Question

If $$f\left(x\right)=|2xe^{x}|$$, what is the value of $$\lim\limits _{x\to 0^{+}}f'\left(x\right)$$?

Answer

**step1** Understanding the function

The given function is $$f\left(x\right)=|2xe^{x}|$$. We are asked to find the limit of its derivative, $$f'\left(x\right)$$, as $$x$$ approaches 0 from the positive side, denoted as $$\lim\limits _{x\to 0^{+}}f'\left(x\right)$$.

**step2** Analyzing the absolute value function

To work with the absolute value function, we first need to understand the sign of the expression inside it, which is $$2xe^x$$. We are evaluating the limit as $$x$$ approaches 0 from the positive side ($$x \to 0^{+}$$). This means we consider values of $$x$$ that are very small but positive (e.g., 0.1, 0.01, 0.001, etc.).
For $$x > 0$$:
- The term $$2$$ is a positive constant.
- The term $$x$$ is positive.
- The term $$e^x$$ (the exponential function) is always positive for any real number $$x$$. Specifically, for $$x > 0$$, $$e^x$$ is greater than 1.
Since all factors ($$2$$, $$x$$, and $$e^x$$) are positive when $$x > 0$$, their product $$2xe^x$$ is also positive.
When an expression inside an absolute value is positive, the absolute value sign can be removed without changing the expression. Therefore, for $$x > 0$$, $$f\left(x\right) = 2xe^x$$.

Question1.step3 (Finding the derivative of f(x))

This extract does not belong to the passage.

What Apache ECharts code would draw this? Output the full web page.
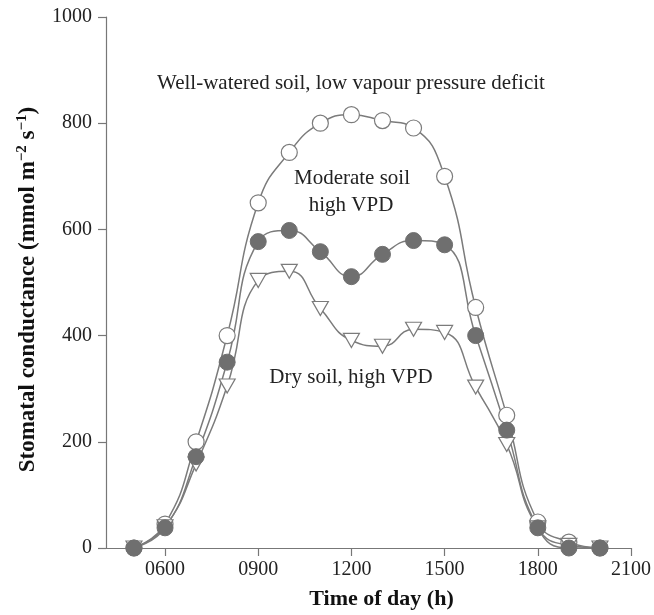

Now we need to find the derivative of $$f(x)$$ for $$x > 0$$, which is $$f(x) = 2xe^x$$. We will use the product rule for differentiation. The product rule states that if $$h(x) = u(x)v(x)$$, then its derivative $$h'(x)$$ is $$u'(x)v(x) + u(x)v'(x)$$.
Let's set:
- $$u(x) = 2x$$
- $$v(x) = e^x$$
Now we find their derivatives:
- The derivative of $$u(x) = 2x$$ is $$u'(x) = 2$$.
- The derivative of $$v(x) = e^x$$ is $$v'(x) = e^x$$.
Applying the product rule to find $$f'(x)$$:
$$f'(x) = u'(x)v(x) + u(x)v'(x)$$
$$f'(x) = (2)(e^x) + (2x)(e^x)$$
$$f'(x) = 2e^x + 2xe^x$$
We can factor out $$2e^x$$ from both terms:
$$f'(x) = 2e^x(1 + x)$$.

**step4** Evaluating the limit

Finally, we need to evaluate the limit of $$f'(x)$$ as $$x$$ approaches 0 from the positive side:
$$\lim\limits _{x\to 0^{+}}f'\left(x\right) = \lim\limits _{x\to 0^{+}} 2e^x(1 + x)$$
Since the function $$2e^x(1 + x)$$ is continuous at $$x=0$$, we can find the limit by directly substituting $$x=0$$ into the expression:
$$2e^0(1 + 0)$$
We know that any non-zero number raised to the power of 0 is 1, so $$e^0 = 1$$.
Substituting this value:
$$2 \times 1 \times (1 + 0)$$
$$2 \times 1 \times 1$$
$$2$$
Therefore, the value of the limit is 2.